It all starts with sources
Many of RavenPack’s clients use our insights for investment decision-making in
fast-paced financial markets, so it is essential for the source data to be both accurate
and up-to-date. News reports must first be ingested and then scanned with the minimum of
lag time in order to provide clients with the critical information edge they need to
generate returns that beat the market.
RavenPack already integrates a whole range of reputable high-profile news and market data
sources including Dow Jones Newswires, Factiva and Alliance News, and thousands of other
lesser-known publications, blogs and social media sites, however, the process of
identifying new sources is always ongoing.
When a potential new source has been identified, it is the job of the Content Management
team to trial the new source’s data and make sure it lives up to its claims,
before preparing and managing the ingestion of the actual news feed, assuming it is
successful.
News feeds often differ when it comes to the transmission protocols they use to
communicate with third parties. For the Content Management team this often involves
customizing software on the RavenPack side to accept feeds from new publishers.
“Every source talks its own language.” Says Juan Sánchez Gómez,
the Head of the Content Management at RavenPack. “By which I mean the API or
channel they use to publish the documents. These can be different, some use HTTP, others
FTP, TCP - there are many.”
After the content is ingested, the next step is to normalize it or convert it from its
raw format into a RavenPack friendly format.
“Sources send documents in any format. XML, HTML, JSON. All the file
formats you can imagine. This means we need to become experts in the channels and the
formats. We have to understand them at a level most people don’t realize so we can
process them as if they were our own documents. We can then translate them into a
standard format that we can use internally,” says
Sánchez Gómez.
Making the Grade
Before accepting a news feed, Sánchez and his team trial the data to test whether
it measures up. Everything gets tested. Information latency - the time it takes to
download new data - is a key consideration; this stage of the selection process is known
as ‘Validation’.
“Every provider claims that their feed is really fast, that their content is highly
structured, or that they compare very favorably to their competitors, and that’s
part of the sales process. So our role is to test and make data-driven decisions. We go
into these content evaluation iterations and we do a trial. We consume a few years of
the feed, 1, 2 or 5 years, and we also connect in real-time, so as to confirm that what
they said is correct,” says the Head of Content Management.
The process of validation can take weeks or months, after which a decision is made as to
whether or not to integrate a new source into RavenPack’s data ecosystem.
Post-Validation
If a new source is given the green light, the process of onboarding a longer-term archive
of the source’s content begins - this can often involve downloading content
stretching as far back as the year 2000.
Since online news publications often change both transmission protocols and content
formatting over time, further technical adaptations are often required at this stage so
that the RavenPack system can ingest legacy files. “Turning multiple generations
of formats and specs into a single, normalized representation that is easier to query is
part of the added value of RavenPack as an analytics provider.”

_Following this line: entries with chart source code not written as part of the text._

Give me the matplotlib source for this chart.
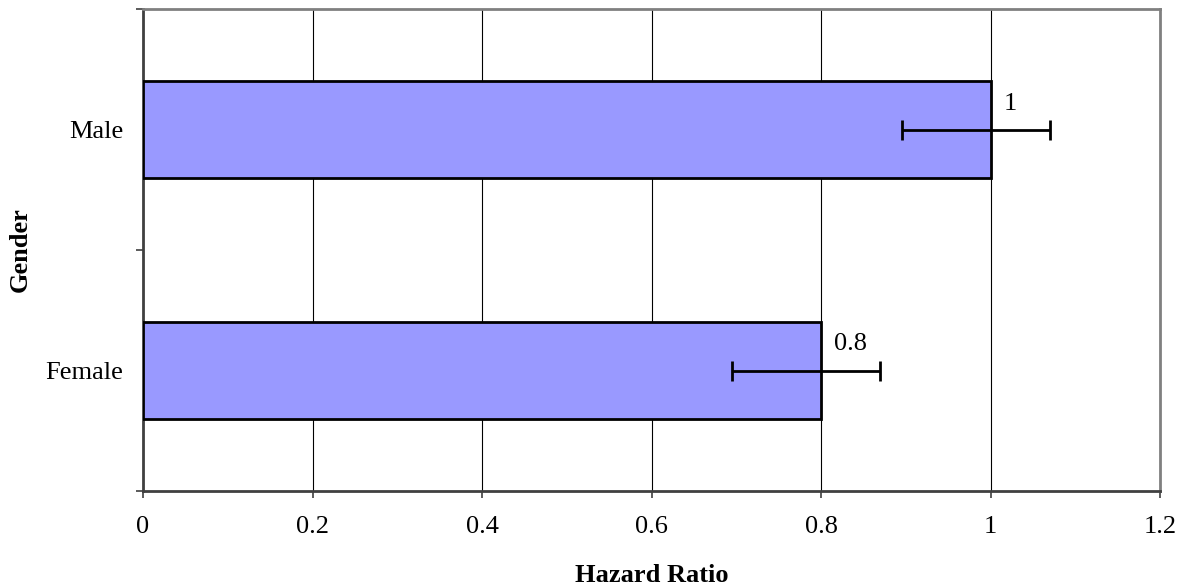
import matplotlib
matplotlib.use("Agg")
import matplotlib.pyplot as plt
import numpy as np

categories = ["Female", "Male"]
hazard_ratio = [0.8, 1.0]
ci_low = [0.695, 0.895]
ci_high = [0.87, 1.07]
value_labels = ["0.8", "1"]
x_ticks = [0, 0.2, 0.4, 0.6, 0.8, 1.0, 1.2]
x_tick_labels = ["0", "0.2", "0.4", "0.6", "0.8", "1", "1.2"]

plt.rcParams['font.family'] = ['Liberation Serif', 'DejaVu Serif']
FS = 19

fig = plt.figure(figsize=(11.9, 5.88), dpi=100)
ax = fig.add_axes([143/1190, 1-491/588, (1160-143)/1190, (491-9)/588])

y = np.arange(len(categories))
ax.barh(y, hazard_ratio, height=0.4, color="#9999FF", edgecolor="black", linewidth=2, zorder=3)
xerr = [np.array(hazard_ratio) - np.array(ci_low), np.array(ci_high) - np.array(hazard_ratio)]
ax.errorbar(hazard_ratio, y, xerr=xerr, fmt="none", ecolor="black", elinewidth=2,
            capsize=7, capthick=2, zorder=4)
for yi, v, lab in zip(y, hazard_ratio, value_labels):
    ax.annotate(lab, (v, yi), xytext=(13, 26), textcoords="offset pixels",
                ha="left", va="center", fontsize=FS, color="black", zorder=5)

ax.set_xlim(0, 1.2)
ax.set_ylim(-0.5, 1.5)
ax.set_xticks(x_ticks)
ax.set_xticklabels(x_tick_labels, fontsize=FS)
ax.set_yticks([-0.5, 0.5, 1.5])
ax.set_yticklabels([])
ax.set_yticks(y, minor=True)
ax.set_yticklabels(categories, minor=True, fontsize=FS)
ax.tick_params(axis="y", which="minor", length=0, pad=14)
ax.tick_params(axis="y", which="major", length=5, width=1.2, color="#404040", direction="out")
ax.tick_params(axis="x", which="major", length=5, width=1.2, color="#404040", direction="out", pad=13)

ax.grid(axis="x", color="black", linewidth=0.8, zorder=0)
ax.set_axisbelow(True)

for s in ["top", "right"]:
    ax.spines[s].set_color("#808080")
    ax.spines[s].set_linewidth(2)
for s in ["left", "bottom"]:
    ax.spines[s].set_color("#404040")
    ax.spines[s].set_linewidth(2)

fig.text(652/1190, 1-575/588, "Hazard Ratio", ha="center", va="center", fontsize=FS, fontweight="bold")
fig.text(20/1190, 1-250/588, "Gender", ha="center", va="center", rotation=90, fontsize=FS, fontweight="bold")

fig.savefig("out.png", dpi=100)
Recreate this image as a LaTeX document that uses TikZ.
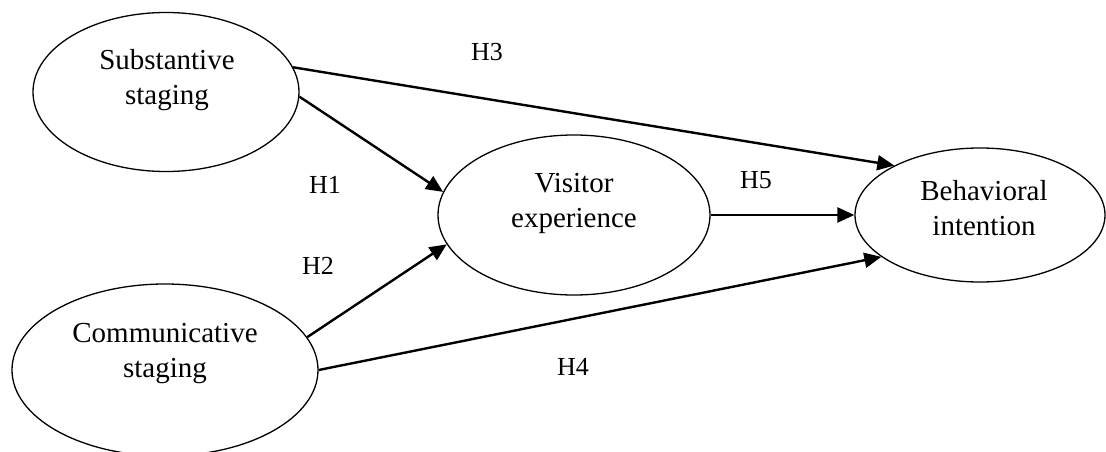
\documentclass[tikz,border=0pt]{standalone}
\usepackage{fontspec}
\setmainfont{Liberation Serif}
\usetikzlibrary{shapes.geometric,arrows.meta}
\tikzset{
  ell/.style={draw, ellipse, line width=1.3pt, inner sep=0pt},
  txt/.style={font=\fontsize{29}{35}\selectfont, align=center, inner sep=0pt},
  hlab/.style={font=\fontsize{26}{30}\selectfont, inner sep=0pt},
  conn/.style={line width=2.4pt, -{Triangle[length=17pt,width=15pt]}},
}
\begin{document}
\begin{tikzpicture}[x=1pt,y=-1pt]
\useasboundingbox (0,0) rectangle (1106,452);
% ellipses
\node[ell, minimum width=266pt, minimum height=159pt] (sub) at (166,92) {};
\node[ell, minimum width=272pt, minimum height=160pt] (vis) at (574,215) {};
\node[ell, minimum width=250pt, minimum height=134pt] (beh) at (980,215) {};
\node[ell, minimum width=306pt, minimum height=172pt] (com) at (165,370) {};
% texts
\node[txt] (subt) at (167,80) {Substantive\\staging};
\node[txt] (vist) at (574,203) {Visitor\\experience};
\node[txt] (beht) at (984,208) {Behavioral\\intention};
\node[txt] (comt) at (165,354) {Communicative\\staging};
% labels
\node[hlab] (h1) at (325,185) {H1};
\node[hlab] (h2) at (318,266) {H2};
\node[hlab] (h3) at (487,52) {H3};
\node[hlab] (h4) at (573,367) {H4};
\node[hlab] (h5) at (756,180) {H5};
% connectors
\draw[conn] (sub.11.6) -- (beh.150);
\draw[conn] (sub.-2.6) -- (vis.170.4);
\draw[conn] (com.13) -- (vis.193);
\draw[conn] (vis.0) -- (beh.180);
\draw[conn] (com.0) -- (beh.203.3);
\end{tikzpicture}
\end{document}
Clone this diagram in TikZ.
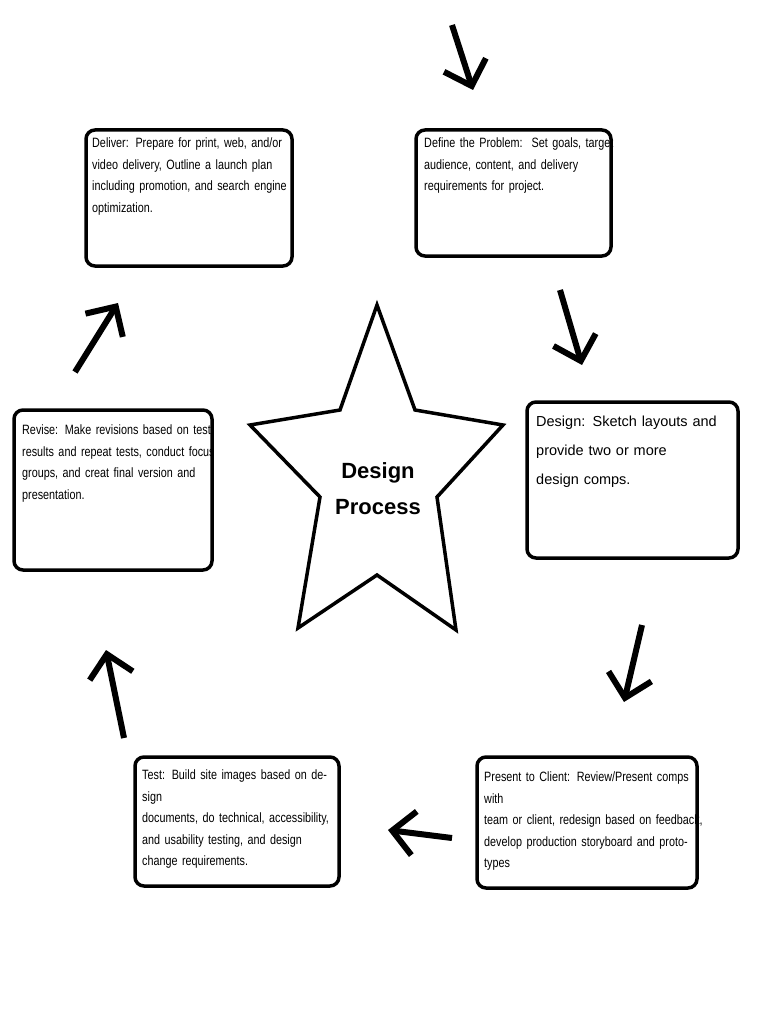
\documentclass[tikz,border=0pt]{standalone}
\usepackage{fontspec}
\setmainfont{Liberation Sans}
\newfontfamily\cond[FakeStretch=0.80]{Liberation Sans}
\usetikzlibrary{arrows.meta}
\begin{document}
\begin{tikzpicture}[x=1pt,y=-1pt,
  box/.style={draw,line width=3.5pt,rounded corners=9pt},
  txt/.style={anchor=north west,align=left,inner sep=0pt,font=\cond\fontsize{13.5}{21.5}\selectfont},
  arr/.style={line width=6pt,-{Straight Barb[length=22pt,width=44pt,line width=6pt]}}]
\useasboundingbox (0,0) rectangle (768,1024);
\draw[box] (86,130) rectangle (292,266);
\draw[box] (416,130) rectangle (611,256);
\draw[box] (527,402) rectangle (738,558);
\draw[box] (477,757) rectangle (697,888);
\draw[box] (135,757) rectangle (339,886);
\draw[box] (14,410) rectangle (212,570);
\node[txt,text width=200pt] (tdel) at (92,138) {Deliver: Prepare for print, web, and/or\\video delivery, Outline a launch plan\\including promotion, and search engine\\optimization.};
\node[txt,text width=195pt] (tdef) at (424,138) {Define the Problem:\ \ Set goals, target\\audience, content, and delivery\\requirements for project.};
\node[txt,text width=205pt,font=\fontsize{14.5}{29}\selectfont] (tdes) at (536,416) {Design: Sketch layouts and\\provide two or more\\design comps.};
\node[txt,text width=220pt] (tpre) at (484,772) {Present to Client: Review/Present comps with\\team or client, redesign based on feedback,\\develop production storyboard and prototypes};
\node[txt,text width=200pt] (ttest) at (142,770) {Test: Build site images based on design\\documents, do technical, accessibility,\\and usability testing, and design\\change requirements.};
\node[txt,text width=195pt] (trev) at (22,425) {Revise: Make revisions based on test\\results and repeat tests, conduct focus\\groups, and creat final version and\\presentation.};
\draw[line width=3.5pt,line join=miter] (377,305) -- (415,410) -- (503,425) -- (437,497) -- (456,630) -- (377,575) -- (298,628) -- (320,497) -- (250,425) -- (340,410) -- cycle;
\node[align=center,font=\bfseries\fontsize{22}{36}\selectfont] (star) at (378,489) {Design\\Process};
\coordinate (a1s) at (452,25); \coordinate (a1e) at (473,90);
\coordinate (a2s) at (560,290); \coordinate (a2e) at (582,365);
\coordinate (a3s) at (642,625); \coordinate (a3e) at (624,702);
\coordinate (a4s) at (452,838); \coordinate (a4e) at (388,830);
\coordinate (a5s) at (124,738); \coordinate (a5e) at (106,650);
\coordinate (a6s) at (75,372); \coordinate (a6e) at (118,303);
\draw[arr] (a1s) -- (a1e);
\draw[arr] (a2s) -- (a2e);
\draw[arr] (a3s) -- (a3e);
\draw[arr] (a4s) -- (a4e);
\draw[arr] (a5s) -- (a5e);
\draw[arr] (a6s) -- (a6e);
\end{tikzpicture}
\end{document}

Many content providers are also aggregators of third party content from other sources and
part of the process of trialing and onboarding content involves distinguishing and
categorizing data according to origination.
Coping with Revisions
It is very common for news services to update an existing article as new information comes
to light affecting the story. How does the RavenPack system differentiate between the
different versions?
“Our approach to working with revisions is event-based. For us these are two
different events. One is the first event with the original document that was published
which generates one normalized document, which makes the market react in a certain way,
and maybe 10 minutes later you get an update. This is a different event, that may
include new paragraphs, a different heading, whatever they change; but this is a
different event that may make the market react in a different way. So for us they are
like two different documents,” says Juan Sánchez Gómez.
Maintaining the Feed
RavenPack’s system boasts a track record of 99.98% uptime. This is achieved by
running two separate data centres with the entire workflow of the platform running in
parallel, so that if one goes down the other can step in and take over.
“We have a very good system, we have two locations and two data centres. One is in
Virginia and the other is in Ireland. They are both very stable but this allows the
consumers to switch between them, so if consumers in Virginia have problems connecting
to our services they can switch to consuming content in Ireland, or the other way
around,” says Juan.
The Next Generation
RavenPack constantly improves its technology to process data more quickly, efficiently
and cheaply.
For instance, the latest infrastructure can ingest and process more news - over 300 million
records a month in total - compared to over 65 million previously. As the technology keeps evolving,
so does the ability of our clients to garner new and unique insights from the data we provide.